老舗の魂

ここ数日、ご縁のある老舗の方々とお会いする機会がありました。どの場所も、どの人も、何を変えて何を変えないかがはっきりしておられました。不易と流行ときちんと見定めて次世代のために、いや数百年後の未来のために何か置き土産を譲り残していけないかと真摯に精進されておられました。

そもそも長く続くということはどういうことか。それは継続することが最も大切なことになっていることは明らかです。経営者には色々な方々がおられます。一代で大成功することを目指す方、あるいは拡大し世界のマーケットを獲得することを目指す方、競争して一番を目指す方。資本主義経済の中では、経済をどれだけ活性化するかが目的になっていますから色々な方がおられます。日本では、100年以上続く会社が世界一多いといわれます。隣国の中国では2代続くところはほとんどないそうです。

最初から何を目的にしているか、そこに民族性や生き方がなどが関係していることがわかります。日本は島国で、自然が豊富で気候の変化、災害など多くを有します。だからこそ、瑞々しい感性と同時に自然への畏敬など謙虚さや素直さなど、生き残るために代々磨いてきた徳目があります。

その風土の影響を色濃く受けて、正直な人間性が育ちお互いを信じあい助け合うという文化が醸成されてきたともいえます。

もともと商売とは何か、そして暖簾とは何か、そこに共通するものがあることに気づきます。一つは信用です。嘘をつかず約束を守り言行一致に取り組んでいることは、他人からの信用を得られます。その信用が商売の繋がりや結びつきになり、お互いに助け合うときの絆になります。商売人の基本は、信用されるということでしょう。信用されるには、自他との信頼を築き上げるために努力していく必要があります。

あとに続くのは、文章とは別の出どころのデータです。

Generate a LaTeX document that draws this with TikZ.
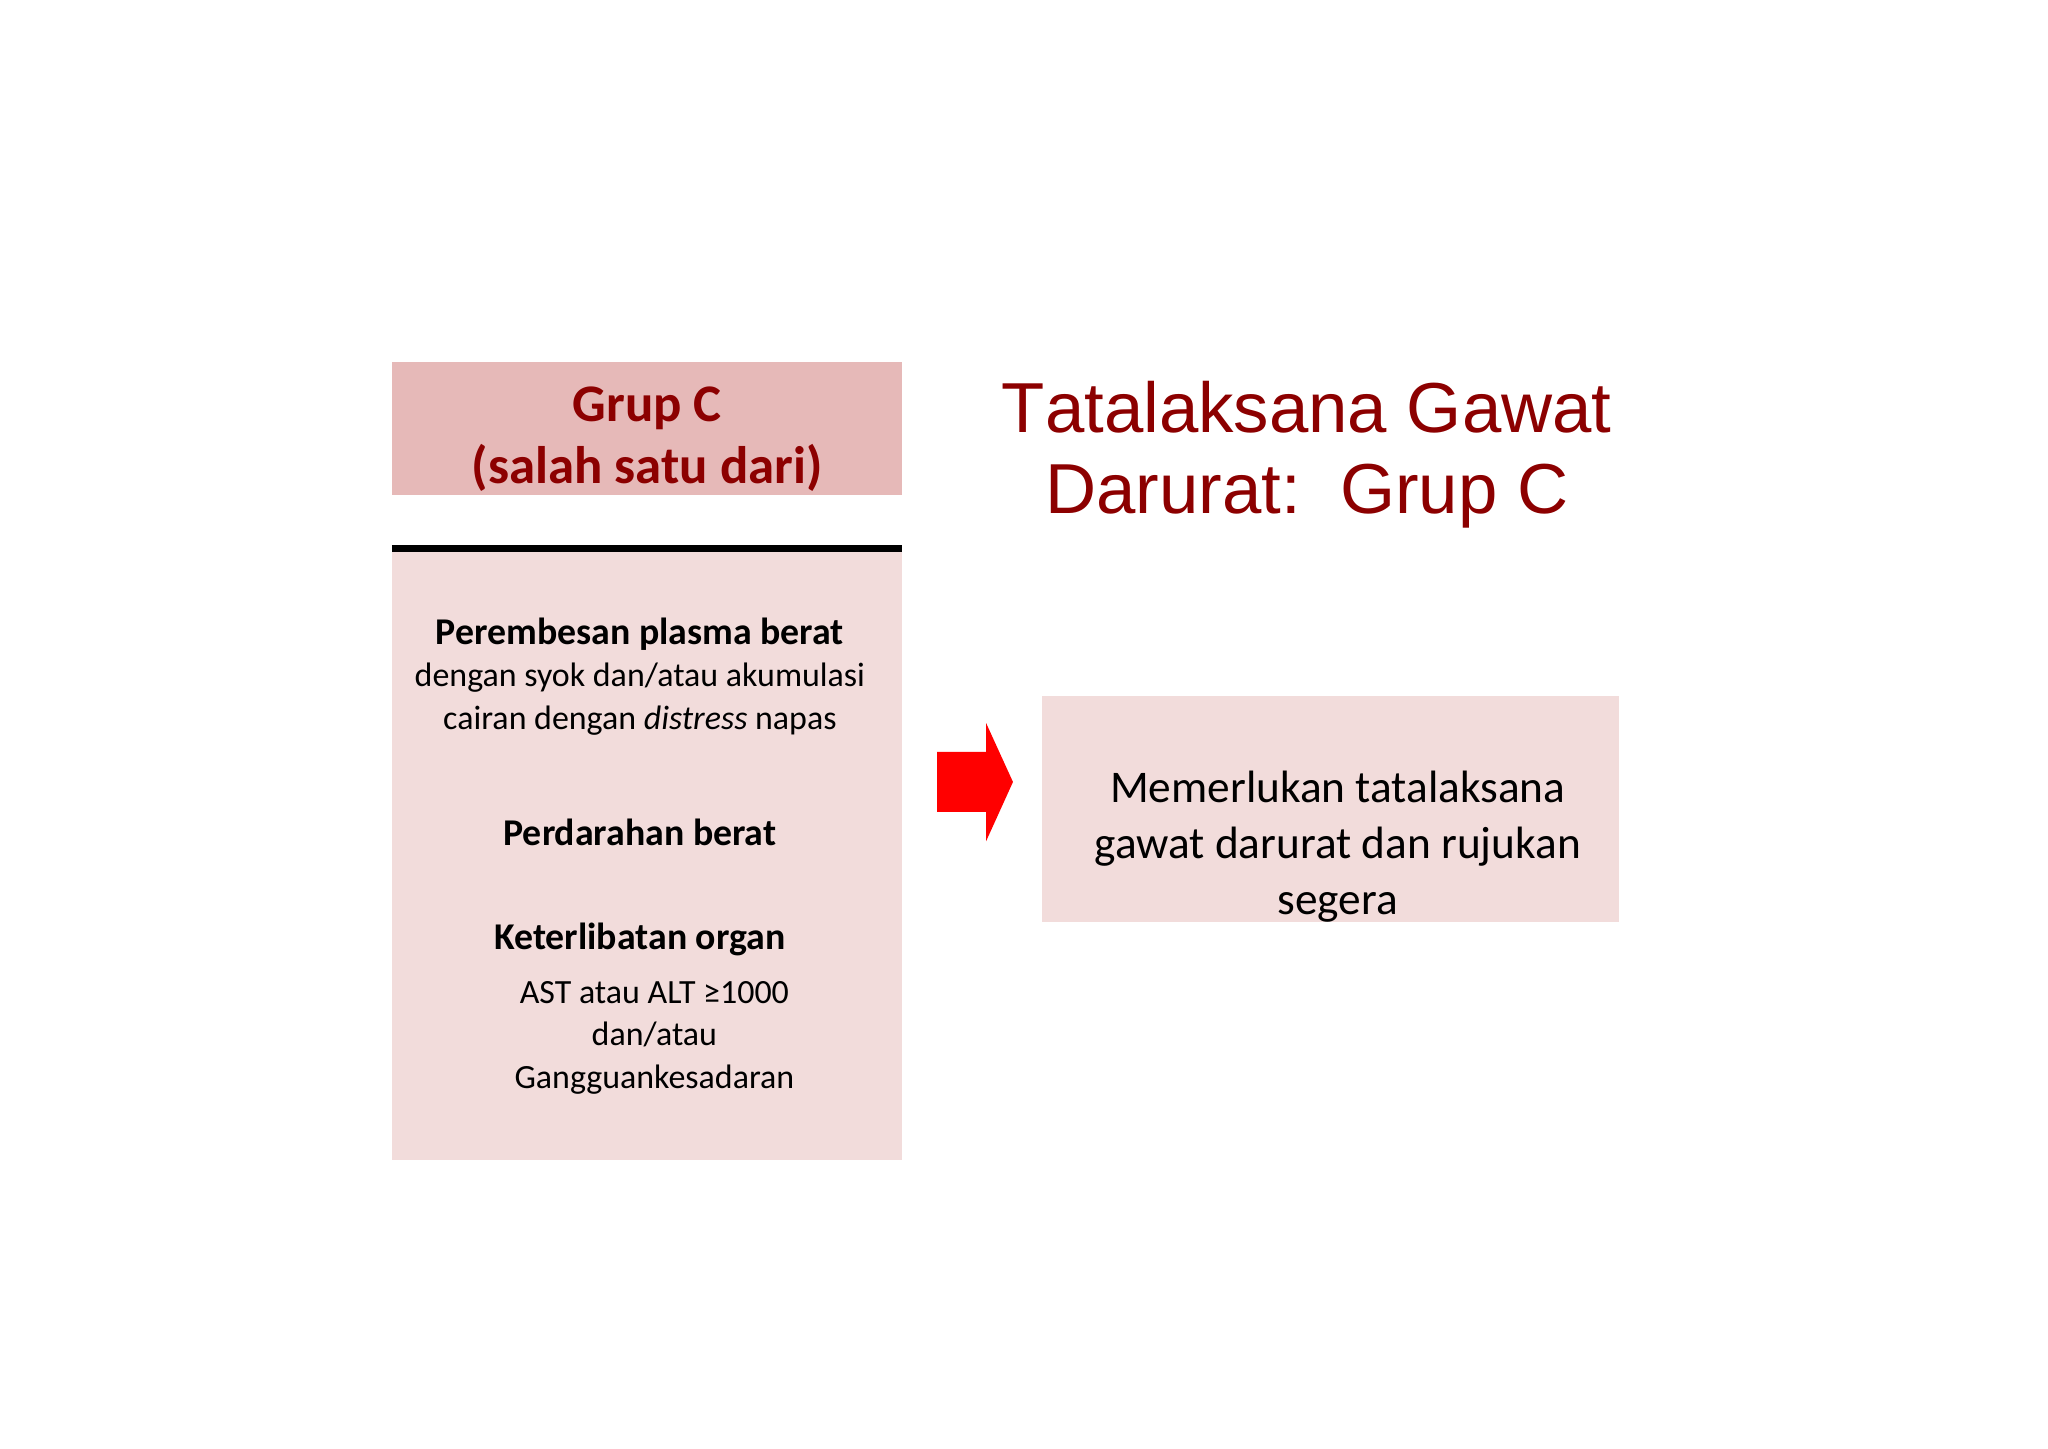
\documentclass[tikz,border=0pt]{standalone}
\usepackage{fontspec}
\setmainfont{Carlito}
\newfontfamily\titlefont[Kerning=Off]{Liberation Sans}
\frenchspacing

\definecolor{darkred}{RGB}{140,0,0}
\definecolor{headpink}{HTML}{E6B9B8}
\definecolor{bodypink}{HTML}{F2DCDB}
\definecolor{arrowred}{HTML}{FF0000}

\tikzset{
  box/.style={rectangle, inner sep=0pt, outer sep=0pt},
  txt/.style={align=center, inner sep=0pt}
}

\begin{document}
\begin{tikzpicture}
\useasboundingbox (0,0) rectangle (29.7,21);

% boxes
\node[box, fill=headpink, minimum width=7.40cm, minimum height=1.93cm] (head) at (9.385,14.785) {};
\node[box, fill=bodypink, minimum width=7.40cm, minimum height=8.82cm] (body) at (9.382,8.59) {};
\node[box, fill=bodypink, minimum width=8.37cm, minimum height=3.28cm] (result) at (19.295,9.27) {};
\draw[line width=2.75pt] (5.684,13.047) -- (13.08,13.047);

% block arrow
\fill[arrowred] (13.59,10.095) -- (14.30,10.095) -- (14.30,10.515) -- (14.69,9.66)
  -- (14.30,8.80) -- (14.30,9.225) -- (13.59,9.225) -- cycle;

% texts
\node[txt, text=darkred, font=\fontsize{21.8}{25.8}\selectfont\bfseries] (headtext) at (9.385,14.63)
  {Grup C\\(salah satu dari)};
\node[txt, text=darkred, font=\titlefont\fontsize{29.2}{33.5}\selectfont] (title) at (18.95,14.41)
  {Tatalaksana Gawat\\Darurat:\ \ Grup C};
\node[txt, font=\fontsize{14}{17.5}\selectfont] (plasma) at (9.28,11.19)
  {{\fontsize{15.6}{18}\selectfont\bfseries Perembesan plasma berat}\\
   dengan syok dan/atau akumulasi\\cairan dengan \emph{distress} napas};
\node[txt, font=\fontsize{15.6}{18}\selectfont\bfseries] (bleed) at (9.28,8.93)
  {Perdarahan berat};
\node[txt, font=\fontsize{15.6}{18}\selectfont\bfseries] (organ) at (9.28,7.37)
  {Keterlibatan organ};
\node[txt, font=\fontsize{14}{17.5}\selectfont] (lab) at (9.49,5.95)
  {AST atau ALT ≥1000\\dan/atau\\Gangguankesadaran};
\node[txt, font=\fontsize{18.7}{23}\selectfont] (resulttext) at (19.40,8.72)
  {Memerlukan tatalaksana\\gawat darurat dan rujukan\\segera};
\end{tikzpicture}
\end{document}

またその信用を守り続けるには自分を変化させていかなければなりません。同時に会社や組織も変化が必要です。なぜなら、そうでもしないと約束が守れなくなるからです。

例えば、私の場合は子ども第一義という理念を掲げ、子どもたちが安心して楽しく夢をもって主体的に歩めるようにまずは私たちが子どもの周囲にある会社として、純粋に子どもが憧れる生き方や働き方を目指そうと取り組んできました。この子ども第一義とは、大人か子どもかではなく、常に子ども心であり続けるという意味でもあります。

そうなってくると、現実世界の割り切ったものを問い直し、刷り込みを取り払い、常識を毀し、生き方と働き方を見つめ直した暮らし方まで改善していく必要性が出てきます。理想論ではなく、実践として理想に近づけていくという努力と精進がはじまります。掲げた理念に取り組むことは、挑戦をし続けることです。どんなに周囲の環境が理想とはかけ離れていても諦めずに場を磨き、調え、そして理想に近づけるために困難を乗り越えて環境のせいにしない覚悟を定めます。あとは、誤解されても理解されなくても丁寧に信念に従って一つ一つ正対して歩み継続していきます。

気が付くと、何が仕事なのかもわからないほどに一般的な会社や仕事とは言い難いものにもなっていきます。しかし、純粋に子ども第一義を目指して取り組んでいることは仲間をはじめ家族には伝わっていくものです。誰かからどう見られるかを気にする暇があるのなら、自分が一番自分を観ていますから自分に正直に約束を守り続ける努力の方が悔いもありません。

そうやって初代の人が約束したものを次の代の人がまた自分に正直に守り続けて挑戦を已めないでいる。それが老舗の魂なのかもしれません。

まだまだ学び直すことはたくさんありますが、ご縁に感謝して変化を味わっていきたいと思います。